## TASK STATEMENT
Word for word, print each line of the listing below; pictures stay out.

## DATA
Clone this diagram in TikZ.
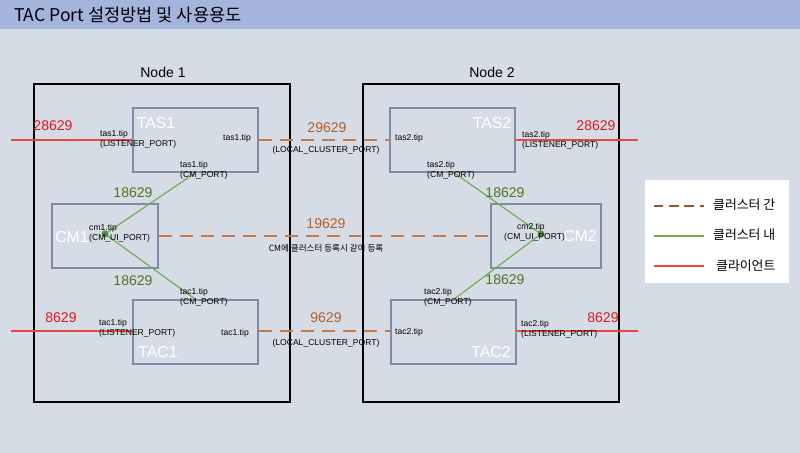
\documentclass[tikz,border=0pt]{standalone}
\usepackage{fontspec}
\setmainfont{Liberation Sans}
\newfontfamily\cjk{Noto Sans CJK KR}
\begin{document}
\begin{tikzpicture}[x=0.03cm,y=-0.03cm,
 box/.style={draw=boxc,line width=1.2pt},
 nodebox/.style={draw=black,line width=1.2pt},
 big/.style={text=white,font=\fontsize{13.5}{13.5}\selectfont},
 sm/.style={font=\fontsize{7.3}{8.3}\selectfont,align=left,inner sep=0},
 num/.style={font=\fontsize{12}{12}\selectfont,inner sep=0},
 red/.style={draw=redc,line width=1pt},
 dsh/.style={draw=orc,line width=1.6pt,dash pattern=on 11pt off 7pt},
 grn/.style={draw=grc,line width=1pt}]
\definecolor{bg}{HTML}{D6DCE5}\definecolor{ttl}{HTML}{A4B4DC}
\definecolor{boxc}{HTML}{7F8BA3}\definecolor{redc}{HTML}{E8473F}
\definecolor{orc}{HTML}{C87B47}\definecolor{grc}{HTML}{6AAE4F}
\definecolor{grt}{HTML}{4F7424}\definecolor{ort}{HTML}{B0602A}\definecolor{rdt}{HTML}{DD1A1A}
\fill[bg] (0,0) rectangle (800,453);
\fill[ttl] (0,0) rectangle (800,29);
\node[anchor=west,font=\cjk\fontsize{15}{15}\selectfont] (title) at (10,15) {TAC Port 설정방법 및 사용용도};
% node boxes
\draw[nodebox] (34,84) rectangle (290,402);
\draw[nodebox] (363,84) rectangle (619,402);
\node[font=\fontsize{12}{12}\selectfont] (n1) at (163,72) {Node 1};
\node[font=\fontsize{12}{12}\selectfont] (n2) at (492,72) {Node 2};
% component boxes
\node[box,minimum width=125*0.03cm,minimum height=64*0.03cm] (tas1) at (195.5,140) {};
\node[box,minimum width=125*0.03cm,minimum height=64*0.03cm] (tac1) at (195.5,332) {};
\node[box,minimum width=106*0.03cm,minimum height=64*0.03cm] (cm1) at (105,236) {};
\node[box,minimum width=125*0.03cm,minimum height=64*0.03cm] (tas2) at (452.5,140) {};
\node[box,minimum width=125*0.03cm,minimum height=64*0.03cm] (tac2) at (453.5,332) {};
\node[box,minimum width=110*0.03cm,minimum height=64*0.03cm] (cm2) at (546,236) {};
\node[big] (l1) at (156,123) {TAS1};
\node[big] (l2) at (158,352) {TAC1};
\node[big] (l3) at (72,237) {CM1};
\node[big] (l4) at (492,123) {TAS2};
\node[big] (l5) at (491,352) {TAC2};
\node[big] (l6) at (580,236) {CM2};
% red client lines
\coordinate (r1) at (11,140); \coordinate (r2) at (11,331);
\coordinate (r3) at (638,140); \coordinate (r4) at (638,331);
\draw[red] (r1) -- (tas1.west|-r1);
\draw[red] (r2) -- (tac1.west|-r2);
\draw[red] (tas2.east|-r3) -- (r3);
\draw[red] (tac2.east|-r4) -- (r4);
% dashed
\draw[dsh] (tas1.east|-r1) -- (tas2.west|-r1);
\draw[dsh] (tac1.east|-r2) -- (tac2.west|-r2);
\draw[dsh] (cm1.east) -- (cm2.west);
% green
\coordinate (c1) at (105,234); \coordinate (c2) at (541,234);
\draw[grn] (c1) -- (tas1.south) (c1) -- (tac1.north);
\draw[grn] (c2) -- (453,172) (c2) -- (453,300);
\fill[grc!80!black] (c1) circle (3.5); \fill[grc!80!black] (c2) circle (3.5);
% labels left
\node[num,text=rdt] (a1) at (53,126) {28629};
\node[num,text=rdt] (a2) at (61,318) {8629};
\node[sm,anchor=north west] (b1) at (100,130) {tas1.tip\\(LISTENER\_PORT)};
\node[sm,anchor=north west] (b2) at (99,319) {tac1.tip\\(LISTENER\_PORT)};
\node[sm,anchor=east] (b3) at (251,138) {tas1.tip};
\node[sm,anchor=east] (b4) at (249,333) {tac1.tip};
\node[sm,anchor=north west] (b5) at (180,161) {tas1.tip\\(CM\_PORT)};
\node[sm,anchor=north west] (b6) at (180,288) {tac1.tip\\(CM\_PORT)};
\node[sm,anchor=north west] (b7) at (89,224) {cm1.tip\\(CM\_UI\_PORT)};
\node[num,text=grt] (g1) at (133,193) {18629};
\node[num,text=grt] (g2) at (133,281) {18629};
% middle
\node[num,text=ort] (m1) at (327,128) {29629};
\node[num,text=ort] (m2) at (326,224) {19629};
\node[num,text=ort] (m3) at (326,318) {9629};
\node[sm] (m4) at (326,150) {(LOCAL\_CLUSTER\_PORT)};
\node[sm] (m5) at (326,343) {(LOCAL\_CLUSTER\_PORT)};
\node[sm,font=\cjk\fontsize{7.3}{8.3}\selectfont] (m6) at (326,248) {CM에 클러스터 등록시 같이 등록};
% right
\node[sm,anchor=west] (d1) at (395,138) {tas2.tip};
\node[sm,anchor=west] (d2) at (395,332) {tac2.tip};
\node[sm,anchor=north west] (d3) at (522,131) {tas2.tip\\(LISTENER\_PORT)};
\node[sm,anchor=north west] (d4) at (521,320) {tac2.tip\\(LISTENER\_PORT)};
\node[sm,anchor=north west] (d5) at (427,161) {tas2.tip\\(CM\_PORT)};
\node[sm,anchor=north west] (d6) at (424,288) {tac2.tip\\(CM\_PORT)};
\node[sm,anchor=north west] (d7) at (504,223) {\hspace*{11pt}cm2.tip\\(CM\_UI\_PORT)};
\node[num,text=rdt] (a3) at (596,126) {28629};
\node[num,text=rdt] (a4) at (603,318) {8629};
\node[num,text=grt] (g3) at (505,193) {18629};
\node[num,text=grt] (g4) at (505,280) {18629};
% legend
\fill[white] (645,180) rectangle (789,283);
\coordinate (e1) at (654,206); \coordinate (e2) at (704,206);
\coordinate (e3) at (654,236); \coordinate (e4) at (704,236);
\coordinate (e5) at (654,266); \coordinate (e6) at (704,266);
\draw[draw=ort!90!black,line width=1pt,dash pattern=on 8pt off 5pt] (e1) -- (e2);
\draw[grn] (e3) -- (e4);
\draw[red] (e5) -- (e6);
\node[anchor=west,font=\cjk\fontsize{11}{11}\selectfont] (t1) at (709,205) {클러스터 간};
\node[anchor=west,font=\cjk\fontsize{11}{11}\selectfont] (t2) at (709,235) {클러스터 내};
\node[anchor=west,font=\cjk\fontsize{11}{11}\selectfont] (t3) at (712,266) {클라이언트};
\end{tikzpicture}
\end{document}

## RESULT OF THE TASK
Clone this diagram in TikZ.
\documentclass[tikz,border=0pt]{standalone}
\usepackage{fontspec}
\setmainfont{Liberation Sans}
\newfontfamily\cjk{Noto Sans CJK KR}
\begin{document}
\begin{tikzpicture}[x=0.03cm,y=-0.03cm,
 box/.style={draw=boxc,line width=1.2pt},
 nodebox/.style={draw=black,line width=1.2pt},
 big/.style={text=white,font=\fontsize{13.5}{13.5}\selectfont},
 sm/.style={font=\fontsize{7.3}{8.3}\selectfont,align=left,inner sep=0},
 num/.style={font=\fontsize{12}{12}\selectfont,inner sep=0},
 red/.style={draw=redc,line width=1pt},
 dsh/.style={draw=orc,line width=1.6pt,dash pattern=on 11pt off 7pt},
 grn/.style={draw=grc,line width=1pt}]
\definecolor{bg}{HTML}{D6DCE5}\definecolor{ttl}{HTML}{A4B4DC}
\definecolor{boxc}{HTML}{7F8BA3}\definecolor{redc}{HTML}{E8473F}
\definecolor{orc}{HTML}{C87B47}\definecolor{grc}{HTML}{6AAE4F}
\definecolor{grt}{HTML}{4F7424}\definecolor{ort}{HTML}{B0602A}\definecolor{rdt}{HTML}{DD1A1A}
\fill[bg] (0,0) rectangle (800,453);
\fill[ttl] (0,0) rectangle (800,29);
\node[anchor=west,font=\cjk\fontsize{15}{15}\selectfont] (title) at (10,15) {TAC Port 설정방법 및 사용용도};
% node boxes
\draw[nodebox] (34,84) rectangle (290,402);
\draw[nodebox] (363,84) rectangle (619,402);
\node[font=\fontsize{12}{12}\selectfont] (n1) at (163,72) {Node 1};
\node[font=\fontsize{12}{12}\selectfont] (n2) at (492,72) {Node 2};
% component boxes
\node[box,minimum width=125*0.03cm,minimum height=64*0.03cm] (tas1) at (195.5,140) {};
\node[box,minimum width=125*0.03cm,minimum height=64*0.03cm] (tac1) at (195.5,332) {};
\node[box,minimum width=106*0.03cm,minimum height=64*0.03cm] (cm1) at (105,236) {};
\node[box,minimum width=125*0.03cm,minimum height=64*0.03cm] (tas2) at (452.5,140) {};
\node[box,minimum width=125*0.03cm,minimum height=64*0.03cm] (tac2) at (453.5,332) {};
\node[box,minimum width=110*0.03cm,minimum height=64*0.03cm] (cm2) at (546,236) {};
\node[big] (l1) at (156,123) {TAS1};
\node[big] (l2) at (158,352) {TAC1};
\node[big] (l3) at (72,237) {CM1};
\node[big] (l4) at (492,123) {TAS2};
\node[big] (l5) at (491,352) {TAC2};
\node[big] (l6) at (580,236) {CM2};
% red client lines
\coordinate (r1) at (11,140); \coordinate (r2) at (11,331);
\coordinate (r3) at (638,140); \coordinate (r4) at (638,331);
\draw[red] (r1) -- (tas1.west|-r1);
\draw[red] (r2) -- (tac1.west|-r2);
\draw[red] (tas2.east|-r3) -- (r3);
\draw[red] (tac2.east|-r4) -- (r4);
% dashed
\draw[dsh] (tas1.east|-r1) -- (tas2.west|-r1);
\draw[dsh] (tac1.east|-r2) -- (tac2.west|-r2);
\draw[dsh] (cm1.east) -- (cm2.west);
% green
\coordinate (c1) at (105,234); \coordinate (c2) at (541,234);
\draw[grn] (c1) -- (tas1.south) (c1) -- (tac1.north);
\draw[grn] (c2) -- (453,172) (c2) -- (453,300);
\fill[grc!80!black] (c1) circle (3.5); \fill[grc!80!black] (c2) circle (3.5);
% labels left
\node[num,text=rdt] (a1) at (53,126) {28629};
\node[num,text=rdt] (a2) at (61,318) {8629};
\node[sm,anchor=north west] (b1) at (100,130) {tas1.tip\\(LISTENER\_PORT)};
\node[sm,anchor=north west] (b2) at (99,319) {tac1.tip\\(LISTENER\_PORT)};
\node[sm,anchor=east] (b3) at (251,138) {tas1.tip};
\node[sm,anchor=east] (b4) at (249,333) {tac1.tip};
\node[sm,anchor=north west] (b5) at (180,161) {tas1.tip\\(CM\_PORT)};
\node[sm,anchor=north west] (b6) at (180,288) {tac1.tip\\(CM\_PORT)};
\node[sm,anchor=north west] (b7) at (89,224) {cm1.tip\\(CM\_UI\_PORT)};
\node[num,text=grt] (g1) at (133,193) {18629};
\node[num,text=grt] (g2) at (133,281) {18629};
% middle
\node[num,text=ort] (m1) at (327,128) {29629};
\node[num,text=ort] (m2) at (326,224) {19629};
\node[num,text=ort] (m3) at (326,318) {9629};
\node[sm] (m4) at (326,150) {(LOCAL\_CLUSTER\_PORT)};
\node[sm] (m5) at (326,343) {(LOCAL\_CLUSTER\_PORT)};
\node[sm,font=\cjk\fontsize{7.3}{8.3}\selectfont] (m6) at (326,248) {CM에 클러스터 등록시 같이 등록};
% right
\node[sm,anchor=west] (d1) at (395,138) {tas2.tip};
\node[sm,anchor=west] (d2) at (395,332) {tac2.tip};
\node[sm,anchor=north west] (d3) at (522,131) {tas2.tip\\(LISTENER\_PORT)};
\node[sm,anchor=north west] (d4) at (521,320) {tac2.tip\\(LISTENER\_PORT)};
\node[sm,anchor=north west] (d5) at (427,161) {tas2.tip\\(CM\_PORT)};
\node[sm,anchor=north west] (d6) at (424,288) {tac2.tip\\(CM\_PORT)};
\node[sm,anchor=north west] (d7) at (504,223) {\hspace*{11pt}cm2.tip\\(CM\_UI\_PORT)};
\node[num,text=rdt] (a3) at (596,126) {28629};
\node[num,text=rdt] (a4) at (603,318) {8629};
\node[num,text=grt] (g3) at (505,193) {18629};
\node[num,text=grt] (g4) at (505,280) {18629};
% legend
\fill[white] (645,180) rectangle (789,283);
\coordinate (e1) at (654,206); \coordinate (e2) at (704,206);
\coordinate (e3) at (654,236); \coordinate (e4) at (704,236);
\coordinate (e5) at (654,266); \coordinate (e6) at (704,266);
\draw[draw=ort!90!black,line width=1pt,dash pattern=on 8pt off 5pt] (e1) -- (e2);
\draw[grn] (e3) -- (e4);
\draw[red] (e5) -- (e6);
\node[anchor=west,font=\cjk\fontsize{11}{11}\selectfont] (t1) at (709,205) {클러스터 간};
\node[anchor=west,font=\cjk\fontsize{11}{11}\selectfont] (t2) at (709,235) {클러스터 내};
\node[anchor=west,font=\cjk\fontsize{11}{11}\selectfont] (t3) at (712,266) {클라이언트};
\end{tikzpicture}
\end{document}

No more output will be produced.